Auditors generally avoid using generic or repetitive language when writing these descriptions, as the goal is to provide clear and company-specific transparency. The information should be detailed enough to convey the scope of the audit work without revealing private audit methods. Failure to provide a clear, customized description can result in closer looks from financial regulators.

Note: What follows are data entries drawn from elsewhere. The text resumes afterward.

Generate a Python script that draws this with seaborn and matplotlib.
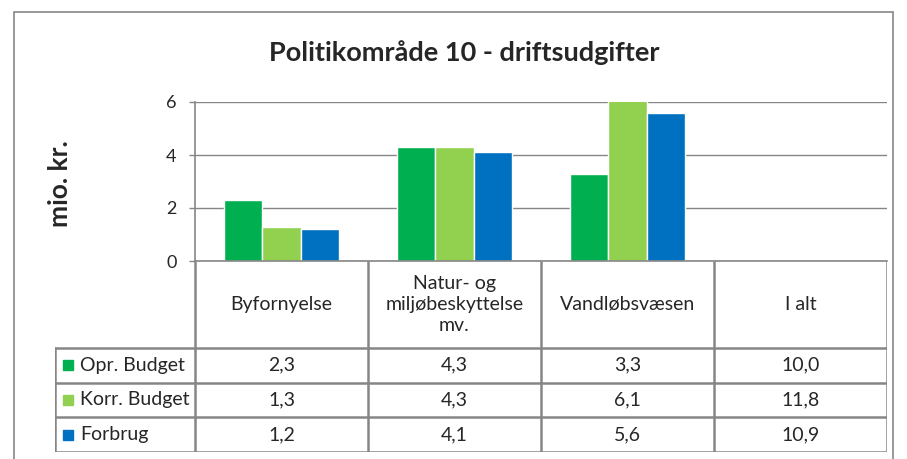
import pandas as pd
import seaborn as sns
from matplotlib import pyplot as plt
from matplotlib.patches import Rectangle

# Data
categories = ['Byfornyelse', 'Natur- og\nmiljøbeskyttelse\nmv.', 'Vandløbsvæsen', 'I alt']
series = ['Opr. Budget', 'Korr. Budget', 'Forbrug']
opr_budget = [2.3, 4.3, 3.3, 10.0]
korr_budget = [1.3, 4.3, 6.1, 11.8]
forbrug = [1.2, 4.1, 5.6, 10.9]
colors = ['#00B050', '#92D050', '#0070C0']
y_ticks = [0, 2, 4, 6]

values = [opr_budget, korr_budget, forbrug]
rows = []
for s, vals in zip(series, values):
    for c, v in zip(categories[:3], vals[:3]):   # 'I alt' only appears in the table
        rows.append({'category': c, 'series': s, 'value': v})
df = pd.DataFrame(rows)

sns.set_style('white')
plt.rcParams['font.family'] = ['Lato', 'DejaVu Sans']
line_col = '#868686'

W, H = 907, 459
fig = plt.figure(figsize=(W / 100, H / 100), dpi=100)

# outer chart frame
fig.patches.append(Rectangle((14 / W, -0.1), 879 / W, 1.1 - 12 / H, transform=fig.transFigure,
                             fill=False, edgecolor=line_col, linewidth=1.2))

# Chart
ax = fig.add_axes([195 / W, 1 - 261 / H, 692 / W, 159 / H])
sns.barplot(data=df, x='category', y='value', hue='series', order=categories, hue_order=series,
            palette=colors, saturation=1, width=0.665, legend=False, ax=ax)
ax.set_xlim(-0.5, len(categories) - 0.5)
ax.set_ylim(0, 6)
ax.set_yticks(y_ticks)
ax.set_yticklabels([str(t) for t in y_ticks], fontsize=13)
ax.set_xticks([])
ax.set_xlabel('')
ax.set_ylabel('')
ax.yaxis.grid(True, color=line_col, linewidth=1)
ax.set_axisbelow(True)
ax.tick_params(axis='y', length=4.3, width=1, color=line_col, left=True, pad=9)
for side in ['top', 'right']:
    ax.spines[side].set_visible(False)
for side in ['left', 'bottom']:
    ax.spines[side].set_color(line_col)
    ax.spines[side].set_linewidth(1.2)

fig.text(464 / W, 1 - 53 / H, 'Politikområde 10 - driftsudgifter', fontsize=19.5,
         fontweight='bold', ha='center', va='center')
fig.text(60 / W, 1 - 184 / H, 'mio. kr.', fontsize=19, fontweight='bold',
         rotation=90, ha='center', va='center')

# Data table
tab = fig.add_axes([55 / W, 1 - 452 / H, 832 / W, 191 / H])
tab.axis('off')
left = -0.5 - 140 / 173
tab.set_xlim(left, len(categories) - 0.5)
header_h = 87
row_h = (191 - header_h) / len(series)
tab.set_ylim(191, 0)

for i in range(len(categories) + 1):
    tab.plot([i - 0.5, i - 0.5], [0, 191], color=line_col, lw=1.8, solid_capstyle='butt')
tab.plot([left, left], [header_h, 191], color=line_col, lw=1.8)
for r in range(len(series) + 1):
    y = header_h + r * row_h
    tab.plot([left, len(categories) - 0.5], [y, y], color=line_col, lw=1.8)

for i, c in enumerate(categories):
    tab.text(i, header_h / 2, c, ha='center', va='center', fontsize=14, linespacing=1.3)

for r, (s, vals, col) in enumerate(zip(series, values, colors)):
    yc = header_h + (r + 0.5) * row_h
    tab.plot([left + 13 / 173], [yc], marker='s', markersize=7.5, color=col, clip_on=False)
    tab.text(left + 25 / 173, yc, s, ha='left', va='center', fontsize=14)
    for i, v in enumerate(vals):
        tab.text(i, yc, f'{v:.1f}'.replace('.', ','), ha='center', va='center', fontsize=14)

plt.savefig('out.png', dpi=100)
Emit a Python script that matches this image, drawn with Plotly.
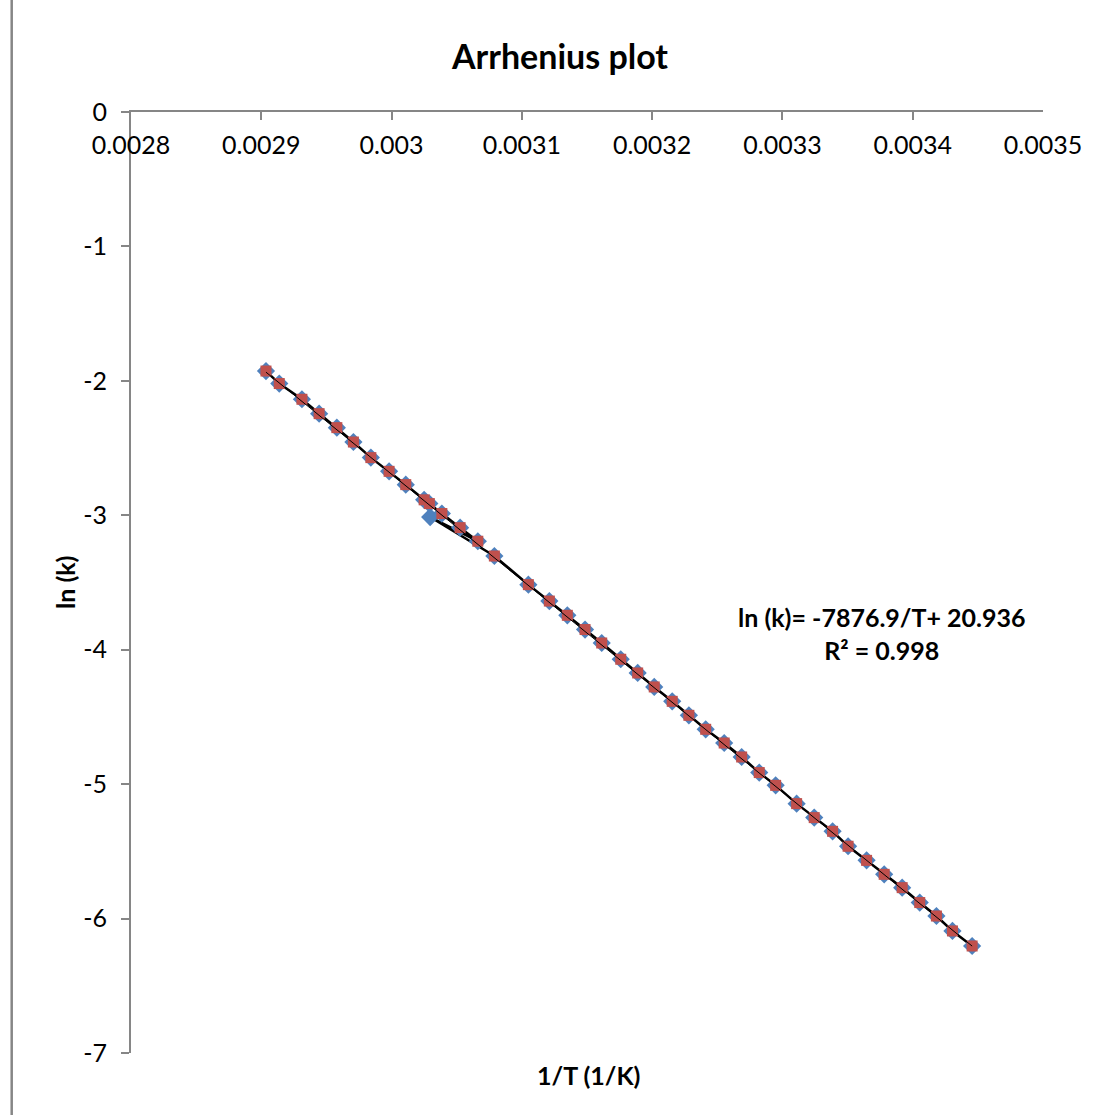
import plotly.graph_objects as go

# Reciprocal temperature (1/K) and ln(k) for each run
inv_T = [
    0.0029036, 0.0029138, 0.0029312, 0.0029444, 0.0029580, 0.0029707, 0.0029841,
    0.0029981, 0.0030109, 0.0030250, 0.0030290, 0.0030386, 0.0030526, 0.0030662,
    0.0030789, 0.0031050, 0.0031211, 0.0031349, 0.0031485, 0.0031613, 0.0031759,
    0.0031889, 0.0032016, 0.0032154, 0.0032282, 0.0032411, 0.0032553, 0.0032687,
    0.0032822, 0.0032948, 0.0033109, 0.0033244, 0.0033385, 0.0033504, 0.0033646,
    0.0033781, 0.0033919, 0.0034054, 0.0034182, 0.0034305, 0.0034456,
]
ln_k = [
    -1.927, -2.020, -2.137, -2.244, -2.348, -2.455, -2.571,
    -2.673, -2.772, -2.885, -2.913, -2.987, -3.092, -3.193,
    -3.303, -3.516, -3.638, -3.744, -3.850, -3.950, -4.071,
    -4.173, -4.277, -4.384, -4.488, -4.592, -4.694, -4.798,
    -4.914, -5.009, -5.145, -5.249, -5.351, -5.462, -5.567,
    -5.671, -5.770, -5.881, -5.981, -6.092, -6.204,
]

# Stray measurement recorded in the raw series after run 14
stray_inv_T = 0.0030296
stray_ln_k = -3.013
stray_after = 14

# Linear fit reported on the chart
SLOPE = -7876.9
INTERCEPT = 20.936
R2 = 0.998

x_ticks = [0.0028, 0.0029, 0.0030, 0.0031, 0.0032, 0.0033, 0.0034, 0.0035]
x_tick_text = ["0.0028", "0.0029", "0.003", "0.0031", "0.0032", "0.0033", "0.0034", "0.0035"]
y_ticks = [0, -1, -2, -3, -4, -5, -6, -7]
y_tick_text = ["0", "-1", "-2", "-3", "-4", "-5", "-6", "-7"]

raw_x = inv_T[:stray_after] + [stray_inv_T] + inv_T[stray_after:]
raw_y = ln_k[:stray_after] + [stray_ln_k] + ln_k[stray_after:]

BLUE = "#4F81BD"
RED = "#C0504D"
AXIS = "#868686"
FONT = "Lato"

fig = go.Figure()

# raw series: black connecting line with blue diamonds
fig.add_trace(go.Scatter(
    x=raw_x, y=raw_y, mode="lines+markers",
    line=dict(color="black", width=2.5),
    marker=dict(symbol="diamond", size=14, color=BLUE),
    showlegend=False, hoverinfo="x+y",
))

# corrected series: red squares
fig.add_trace(go.Scatter(
    x=inv_T, y=ln_k, mode="markers",
    marker=dict(symbol="square", size=11, color=RED),
    showlegend=False, hoverinfo="x+y",
))

# trendline from the fitted coefficients
x_lo, x_hi = min(inv_T), max(inv_T)
fig.add_trace(go.Scatter(
    x=[x_lo, x_hi],
    y=[SLOPE * x_lo + INTERCEPT, SLOPE * x_hi + INTERCEPT],
    mode="lines", line=dict(color="black", width=1),
    showlegend=False, hoverinfo="skip",
))

M_L, M_R, M_T, M_B = 131, 52, 112, 62
W, H = 1095, 1115
pw = W - M_L - M_R
ph = H - M_T - M_B

fig.update_layout(
    width=W, height=H,
    margin=dict(l=M_L, r=M_R, t=M_T, b=M_B),
    paper_bgcolor="white", plot_bgcolor="white",
    font=dict(family=FONT, size=25, color="black"),
    title=dict(
        text="<b>Arrhenius plot</b>", x=560 / W, xref="container", xanchor="center",
        y=1 - 57 / H, yref="container", yanchor="middle",
        font=dict(family=FONT, size=34, color="black"),
    ),
    xaxis=dict(
        range=[0.0028, 0.0035], side="top",
        tickmode="array", tickvals=x_ticks, ticktext=x_tick_text,
        ticks="inside", ticklen=8, tickwidth=1.5, tickcolor=AXIS,
        ticklabelposition="inside", ticklabelstandoff=19,
        ticklabeloverflow="allow",
        showline=True, linecolor=AXIS, linewidth=1.5,
        showgrid=False, zeroline=False,
        tickfont=dict(family=FONT, size=25, color="black"),
    ),
    yaxis=dict(
        range=[-7, 0],
        tickmode="array", tickvals=y_ticks, ticktext=y_tick_text,
        ticks="outside", ticklen=8, tickwidth=1.5, tickcolor=AXIS,
        ticklabelstandoff=9, ticklabeloverflow="allow",
        showline=True, linecolor=AXIS, linewidth=2,
        showgrid=False, zeroline=False,
        tickfont=dict(family=FONT, size=25, color="black"),
    ),
    annotations=[
        dict(
            text="<b>ln (k)</b>", xref="paper", yref="paper",
            x=(65 - M_L) / pw, y=1 - (583 - M_T) / ph,
            xanchor="center", yanchor="middle",
            textangle=-90, showarrow=False,
            font=dict(family=FONT, size=25, color="black"),
        ),
        dict(
            text="<b>1/T (1/K)</b>", xref="paper", yref="paper",
            x=(588 - M_L) / pw, y=1 - (1075 - M_T) / ph,
            xanchor="center", yanchor="middle",
            showarrow=False,
            font=dict(family=FONT, size=25, color="black"),
        ),
        dict(
            text=f"<b>ln (k)= {SLOPE}/T+ {INTERCEPT}<br>R² = {R2}</b>",
            xref="paper", yref="paper",
            x=(881 - M_L) / pw, y=1 - (633 - M_T) / ph,
            xanchor="center", yanchor="middle",
            showarrow=False, align="center",
            font=dict(family=FONT, size=25, color="black"),
        ),
    ],
    shapes=[
        dict(
            type="line", xref="paper", yref="paper",
            x0=(11.7 - M_L) / pw, x1=(11.7 - M_L) / pw,
            y0=-M_B / ph, y1=1 + M_T / ph,
            line=dict(color=AXIS, width=2.5),
        )
    ],
)

fig.write_html("out.html")
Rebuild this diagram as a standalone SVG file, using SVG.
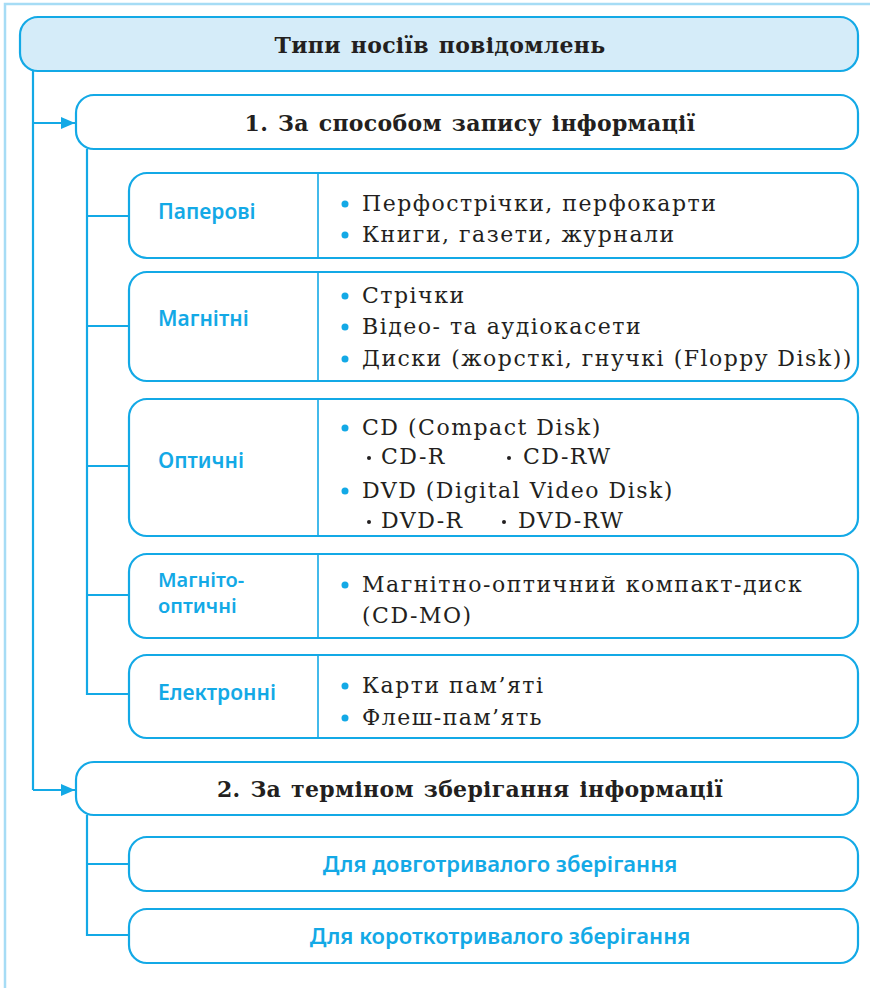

Key Audit Matters vs. Critical Audit Matters

Many investors often confuse Key Audit Matters (KAMs) with Critical Audit Matters (CAMs). While they both aim to increase transparency, they are used in different jurisdictions. KAMs are used in audits that follow international standards and are common in many countries around the world. In contrast, Critical Audit Matters are used for public companies in the United States and are governed by the Public Company Accounting Oversight Board (PCAOB).7AUASB. ASA 701

The definition of a CAM is slightly different than a KAM. For a matter to be considered a Critical Audit Matter in the U.S., it must have been shared with the company’s audit committee and relate to material accounts or disclosures. Most importantly, it must have involved especially challenging, subjective, or complex auditor judgment.8PCAOB. PCAOB AS 3101

While both reporting requirements share the goal of giving the public more insight into the audit process, the standards for what must be reported can vary based on the location and the type of company. In the U.S., the focus on especially challenging or complex judgment often means the threshold for reporting a CAM is high. Despite these technical differences, both terms represent the most significant areas an auditor encountered during their review.